The PMS drew people’s attention to the fact that the Prime Minister had made it clear that he was a very firm supporter of the Armed Forces and was proud of all that they did.
Under this Prime Minister, the operational allowance had been doubled and he now had an adviser as part of his team in Downing Street who was a member of the Armed Forces. The Prime Minister had also made it clear as part of the SDSR announcement that in a tough economic climate, he would try and protect the armed forces and deliver an Armed Forces that was fit for operations now and in the future.
Asked if it was worth looking again at arrangements surrounding widows pensions who had remarried, the PMS advised people to speak to the MOD about the detail. The PMS said that there could not be discrepancies between different public sector recipients of the pension.
Put that war widows were often widowed at a younger age and therefore should be treated differently, the PMS replied that there was an issue of cost here, which would be picked up by the taxpayer and a decision had been made. Put that the Prime Minister would not look at this again, the PMS said that it was an issue being looked at by the MOD, but a policy decision had been made.
Put that the Prime Minister did not mind that he was seen to be penalising war widows, the PMS said that the Prime Minister had the utmost regard for the Armed Forces and indeed their families, but tough decisions had to be made.
On where we stood on the EU Budget and whether the Prime Minister was confident that the stance he took would now prevail, the PMS said that the Prime Minister had had a meeting in Seoul with Prime Minister Berlusconi, President Sarkozy and Chancellor Merkel, where they discussed the EU Budget and they had all agreed that they wouldn’t be budging on the 2.9%.
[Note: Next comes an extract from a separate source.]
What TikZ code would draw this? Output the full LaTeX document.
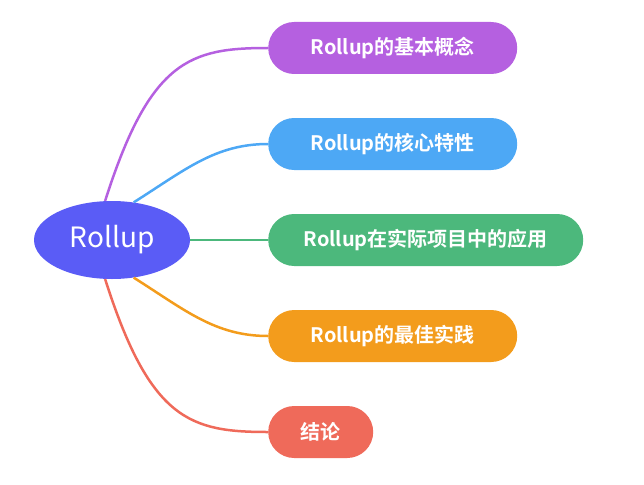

Asked about proposals from the Poles that they would get further powers in the future if they agreed to the 2.9% rise, the PMS said discussions were ongoing regarding the 2.9%, but the Prime Minister’s view and the view of other European leaders was to ensure we got that deal.
Asked what the Prime Minister thought about the European Parliament being given more powers on tax issues, the PMS said that the Prime Minister’s view was that we did not want any further powers going to Brussels.
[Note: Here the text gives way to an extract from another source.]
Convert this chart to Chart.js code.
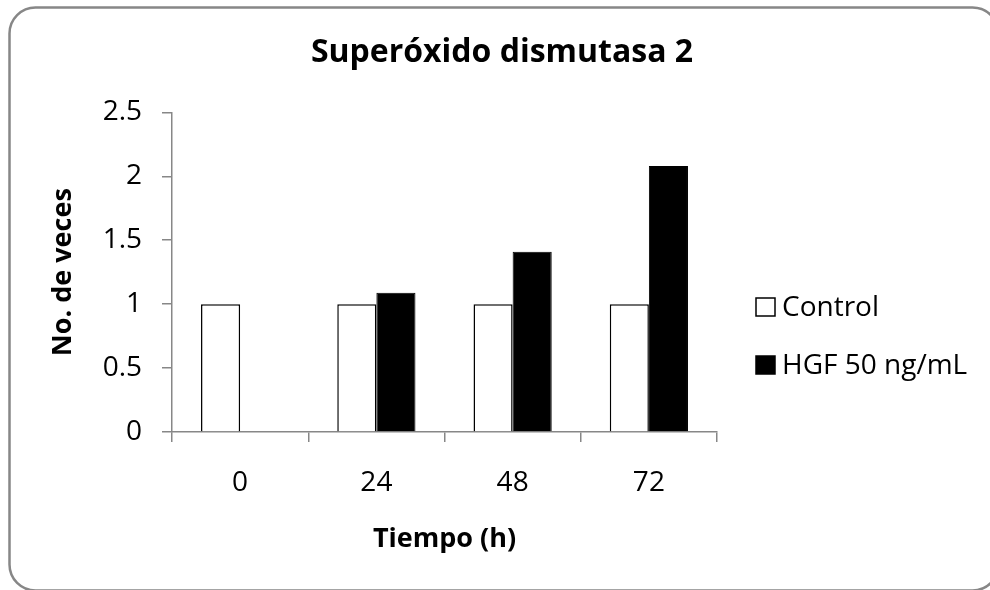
<!DOCTYPE html>
<html>
<head>
<meta charset="utf-8">
<title>Superóxido dismutasa 2</title>
<script src="https://cdn.jsdelivr.net/npm/chart.js@4.4.1/dist/chart.umd.min.js"></script>
<style>
  html, body { margin: 0; padding: 0; background: #fff; }
  #wrap { position: relative; width: 990px; height: 590px; }
</style>
</head>
<body>
<div id="wrap"><canvas id="sodChart"></canvas></div>
<script>
// tiempos de muestreo (h) y veces de expresión
const horas = ["0", "24", "48", "72"];
const control = [1, 1, 1, 1];
const hgf = [null, 1.09, 1.41, 2.08];
const yMin = 0;
const yMax = 2.5;
const yPaso = 0.5;

const fuente = "'Open Sans', 'DejaVu Sans', sans-serif";
const gris = "#878787";

// marco redondeado alrededor de todo el gráfico
const marco = {
  id: "marco",
  beforeDraw(chart) {
    const c = chart.ctx;
    c.save();
    c.fillStyle = "#fff";
    c.fillRect(0, 0, chart.width, chart.height);
    c.strokeStyle = gris;
    c.lineWidth = 2.5;
    c.beginPath();
    c.roundRect(9.5, 7.5, 989, 583, 26);
    c.stroke();
    c.restore();
  }
};

// leyenda propia: una caja a la derecha que reserva su ancho en el layout
const leyenda = {
  id: "leyenda",
  start(chart) {
    const caja = {
      position: "right",
      weight: 1000,
      fullSize: true,
      options: {},
      left: 0, top: 0, right: 0, bottom: 0, width: 0, height: 0,
      isHorizontal() { return false; },
      update(maxWidth, maxHeight) {
        this.width = 273;
        this.height = maxHeight;
      },
      draw() {
        const c = chart.ctx;
        const x = this.left + 39;
        c.save();
        c.font = "28px " + fuente;
        c.textBaseline = "middle";
        chart.data.datasets.forEach((ds, i) => {
          const y = this.top + 307 + i * 58;
          c.fillStyle = ds.backgroundColor;
          c.fillRect(x, y - 9, 19, 18);
          c.strokeStyle = ds.borderColor;
          c.lineWidth = 1.5;
          c.strokeRect(x, y - 9, 19, 18);
          c.fillStyle = "#000";
          c.fillText(ds.label, x + 26, y + 1);
        });
        c.restore();
      },
    };
    Chart.layouts.addBox(chart, caja);
  },
};

const ctx = document.getElementById("sodChart");

new Chart(ctx, {
  type: "bar",
  data: {
    labels: horas,
    datasets: [
      {
        label: "Control",
        data: control,
        backgroundColor: "#fff",
        borderColor: "#000",
        borderWidth: 1.5,
      },
      {
        label: "HGF 50 ng/mL",
        data: hgf,
        backgroundColor: "#000",
        borderColor: "#000",
        borderWidth: 1,
      },
    ],
  },
  options: {
    responsive: true,
    maintainAspectRatio: false,
    animation: false,
    datasets: {
      bar: { categoryPercentage: 0.574, barPercentage: 1 },
    },
    layout: { padding: { left: 14, right: 0, top: 0, bottom: 0 } },
    plugins: {
      title: {
        display: true,
        text: "Superóxido dismutasa 2",
        color: "#000",
        font: { family: fuente, size: 32, weight: "bold" },
        padding: { top: 34, bottom: 40 },
      },
      legend: { display: false },
      tooltip: { enabled: false },
    },
    scales: {
      x: {
        grid: { drawOnChartArea: false, drawTicks: true, tickLength: 10, color: gris, lineWidth: 1.5 },
        border: { color: gris, width: 1.5 },
        ticks: { color: "#000", font: { family: fuente, size: 28 }, padding: 24 },
        title: {
          display: true,
          text: "Tiempo (h)",
          color: "#000",
          font: { family: fuente, size: 27, weight: "bold" },
          padding: { top: 0, bottom: 34 },
        },
        afterFit(scale) { scale.height = 158; },
      },
      y: {
        min: yMin,
        max: yMax,
        grid: { drawOnChartArea: false, drawTicks: true, tickLength: 10, color: gris, lineWidth: 1.5 },
        border: { color: gris, width: 1.5 },
        ticks: {
          stepSize: yPaso,
          color: "#000",
          font: { family: fuente, size: 28 },
          padding: 20,
          callback: (v) => String(v),
        },
        title: {
          display: true,
          text: "No. de veces",
          color: "#000",
          font: { family: fuente, size: 27, weight: "bold" },
          padding: { top: 33, bottom: 0 },
        },
        afterFit(scale) { scale.width = 158; },
      },
    },
  },
  plugins: [marco, leyenda],
});
</script>
</body>
</html>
On what the Prime Minister thought about the European Parliament asking for further powers while refusing a deal on their budget, the PMS replied that there would be further discussions on this, but the Prime Minister’s view was clear; we needed to get the Budget issue sorted and as part of the Coalition Agreement, the Government agreed to give no further powers, including tax-raising powers, to Brussels without a referendum.